C’est en premier le 15 octobre que la commission des règlements et des procédures, d’une soixantaine de membres, a approuvé l’amendement de cet article ainsi que de celui de l’article 37, relatif, lui, à l’incompatibilité entre les fonctions de membre du gouvernement et la qualité de membre de droit du secrétariat général. Une majorité de 22 voix s’est ainsi dégagée dans ce sens, contre 10. Ce point est de nouveau examiné par le secrétariat général, en l’absence de Benkirane, et il est décidé, à la majorité, de refuser tout amendement. Saisi à son tour, le conseil national extraordinaire vient de trancher. Par 126 voix contre 101 et 4 abstentions, le «parlement» du PJD vient de se prononcer pour le rejet de toute modification des deux articles concernés (16 et 37). Dans une dizaine de jours, le congrès va entériner ce vote. Quelles conséquences peut-on en tirer? La première a trait à un fait majeur: la division du PJD. Voilà une formation qui pâtit d’une crise depuis plusieurs mois, plus précisément avec l’échec de Benkirane à former un gouvernement et la nomination de Saâd Eddine El Othmani et des membres de son cabinet le 5 avril 2017. Près de huit mois donc où les positions des uns et des autres se sont durcies, débordant le strict cadre organique pour tourner à des controverses publiques fort vives d’ailleurs.

Procès en règle
On a connu, il faut bien le relever, un PJD s’astreignant à plus de discrétion voire même de confidentialité, son parcours historique depuis une vingtaine d’années ayant été passablement heurté… mais voilà que les dissensions deviennent publiques, tournant à l’empoigne. Saâd Eddine El Othmani a réduit tout cela, dimanche 26 novembre, à des «divergences d’opinion qui ont toujours existé»; oui, sans doute, sauf qu’elles n’avaient pratiquement jamais connu une telle externalité couplée à des procès en règle des multiples protagonistes.

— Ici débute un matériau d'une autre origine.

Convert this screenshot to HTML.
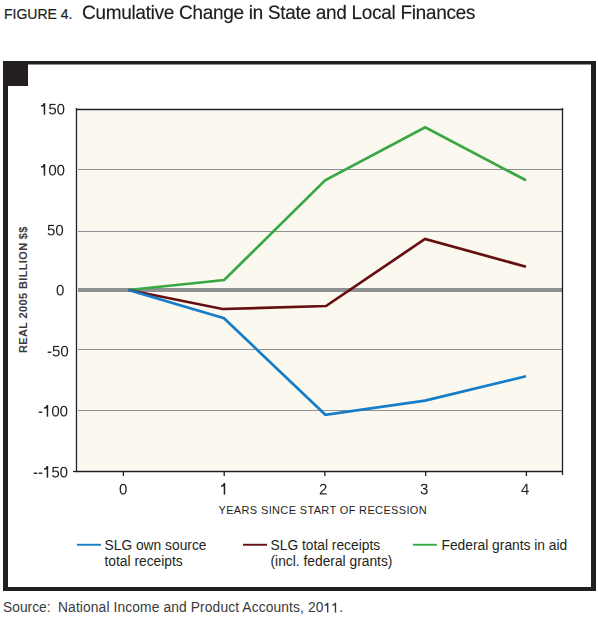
<!DOCTYPE html>
<html>
<head>
<meta charset="utf-8">
<style>
html,body{margin:0;padding:0;background:#fff;}
body{width:598px;height:621px;position:relative;overflow:hidden;font-family:"Liberation Sans",sans-serif;color:#231f20;}
.t{position:absolute;white-space:nowrap;line-height:1;}
.yl{font-size:30px;transform:scale(0.5,0.54);transform-origin:0 0;will-change:transform;}
.xl{font-size:30px;transform:scale(0.5,0.54);transform-origin:0 0;will-change:transform;}
.lg{font-size:13.8px;line-height:16px;}
svg{position:absolute;left:0;top:0;}
.o{position:relative;color:transparent;}
.o::before{content:"";position:absolute;left:0;top:0;width:1em;height:1em;background:#231f20;clip-path:polygon(24.7% 20.3%,34.7% 20.3%,34.7% 90.5%,24.7% 90.5%,24.7% 40%,6.7% 41.5%,6.7% 33%,17% 30.5%);}
.src .o::before{background:#3a3a3a;}

</style>
</head>
<body>
<svg width="598" height="621" viewBox="0 0 598 621">
  <!-- outer frame -->
  <path d="M3 61 H596 V591 H3 Z M8 64.6 V587 H591 V64.6 Z" fill="#231f20" fill-rule="evenodd"/>
  <rect x="3" y="61" width="25" height="25" fill="#231f20"/>
  <!-- plot bg -->
  <rect x="78" y="111" width="483.5" height="359" fill="#fbf8f0"/>
  <!-- gridlines -->
  <g fill="#8f9295">
    <rect x="78" y="169" width="484" height="1"/>
    <rect x="78" y="231" width="484" height="1"/>
    <rect x="78" y="349" width="484" height="1"/>
    <rect x="78" y="410" width="484" height="1"/>
  </g>
  <rect x="78" y="288" width="484" height="4" fill="#8e9091"/>
  <!-- axes -->
  <g stroke="#231f20" stroke-width="1.3" fill="none">
    <path d="M76.5 108 V471.5 H562.5 V109.5 H76.5"/>
    <line x1="73" y1="471.5" x2="76.5" y2="471.5"/>
    <line x1="123.4" y1="471.5" x2="123.4" y2="476"/>
    <line x1="224.2" y1="471.5" x2="224.2" y2="476"/>
    <line x1="324.9" y1="471.5" x2="324.9" y2="476"/>
    <line x1="425.7" y1="471.5" x2="425.7" y2="476"/>
    <line x1="526.4" y1="471.5" x2="526.4" y2="476"/>
    <line x1="562.5" y1="471.5" x2="562.5" y2="475"/>
    <line x1="562.5" y1="108" x2="562.5" y2="110"/>
  </g>
  <!-- data -->
  <g fill="none" stroke-width="2.7" stroke-linejoin="miter">
    <polyline stroke="#38a844" points="128.4,290 224.2,280 325.1,180.3 425.2,127.4 526,180.3"/>
    <polyline stroke="#660f11" points="128.4,290 222.5,309 326,306 425,239 526,266.7"/>
    <polyline stroke="#167dc8" points="128.4,290 224,318.2 325.4,414.8 425,400.6 526,376.2"/>
  </g>
  <!-- legend lines -->
  <rect x="77" y="543.8" width="24" height="1.9" fill="#167dc8"/>
  <rect x="243" y="543.8" width="24" height="1.9" fill="#660f11"/>
  <rect x="413" y="543.8" width="24" height="1.9" fill="#38a844"/>
</svg>

<div class="t" style="left:4px;top:7px;font-size:14px;-webkit-text-stroke:0.2px #231f20;">FIGURE 4.</div>
<div class="t" style="left:82px;top:3px;font-size:38px;letter-spacing:-0.6px;-webkit-text-stroke:0.35px #231f20;transform:scale(0.5);transform-origin:0 0;will-change:transform;">Cumulative Change in State and Local Finances</div>

<!-- y labels -->
<div class="t yl" style="left:39.7px;top:100.5px;"><span class="o">1</span>50</div>
<div class="t yl" style="left:39.7px;top:161.5px;"><span class="o">1</span>00</div>
<div class="t yl" style="left:47.4px;top:221.5px;">50</div>
<div class="t yl" style="left:56.3px;top:281.8px;">0</div>
<div class="t yl" style="left:46.5px;top:342.5px;">-50</div>
<div class="t yl" style="left:37.8px;top:402.5px;">-<span class="o">1</span>00</div>
<div class="t yl" style="left:32.5px;top:463.5px;">--<span class="o">1</span>50</div>

<!-- x labels -->
<div class="t xl" style="left:118.5px;top:481px;">0</div>
<div class="t xl" style="left:219.5px;top:481px;"><span class="o">1</span></div>
<div class="t xl" style="left:319px;top:481px;">2</div>
<div class="t xl" style="left:420px;top:481px;">3</div>
<div class="t xl" style="left:521.3px;top:481px;">4</div>

<div class="t" style="left:218.5px;top:505px;font-size:11px;letter-spacing:0.35px;">YEARS SINCE START OF RECESSION</div>

<div class="t" style="left:18px;top:353px;font-size:11px;letter-spacing:0.36px;font-weight:bold;color:#3d3a3b;transform-origin:0 0;transform:rotate(-90deg);">REAL 2005 BILLION $$</div>

<!-- legend -->
<div class="t lg" style="left:104.5px;top:538px;">SLG own source<br>total receipts</div>
<div class="t lg" style="left:270.5px;top:538px;">SLG total receipts<br>(incl. federal grants)</div>
<div class="t lg" style="left:441.5px;top:538px;">Federal grants in aid</div>

<div class="t" style="left:3px;top:601px;font-size:13.8px;color:#3a3a3a;">Source:</div>
<div class="t src" style="left:58px;top:601px;font-size:13.8px;color:#3a3a3a;letter-spacing:0.12px;">National Income and Product Accounts, 20<span class="o">1</span><span class="o">1</span>.</div>
</body>
</html>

Ce qui est au coeur de ce remue-ménage n’est rien d’autre que ce problème: que faire de Benkirane? Quel doit être son statut après le VIIIème congrès? Pour M. El Othmani, ses ministres PJD et désormais une petite majorité du conseil national, il s’agit de lui barrer la route d’un troisième mandat à la tête du PJD. Quelle aurait été en effet la situation du cabinet actuel si Benkirane avait réussi à modifier les statuts de son partit? L’on aurait eu alors une direction de fait de la formation islamiste avec «deux têtes»: celle de Benkirane responsable réinvesti comme leader et celle d’un chef de l’Exécutif affaibli, fragilisé, du fait de sa subordination à ce même parti.

“Soutien critique”
Pour un chef de gouvernement déjà à la peine et dont les huit premiers mois ont été éprouvants (événements d’Al Hoceima, rapport de la Cour des comptes, renvoi de quatre ministres), la fin de partie de Benkirane est un acte positif. Va-t-elle pour autant conforter ce cabinet et sa majorité? Rien n’est moins sûr. Le groupe parlementaire PJD, fort de 125 sièges, soutiendra sans doute El Othmani, mais la «ligne» Benkirane sera encore présente avec une distanciation par rapport aux politiques publiques –le «soutien critique», en somme… Du côté du parti, le capital Benkirane est important, chez la jeunesse islamiste, chez les militants et même, au-delà, chez les électeurs. Le score électoral du PJD tient aussi à des électeurs qui ont voté pour lui d’abord…

Avec M. El Othmani, c’est pratiquement une mutation qui s’opère dans la formation islamiste Un PJD normalisé comme les autres? Banalisé même? Orphelin de Benkirane, n’est-ce pas une pente naturelle vers un nouveau périmètre: celui d’un parti rejoignant la famille des partis dits «administratifs »?.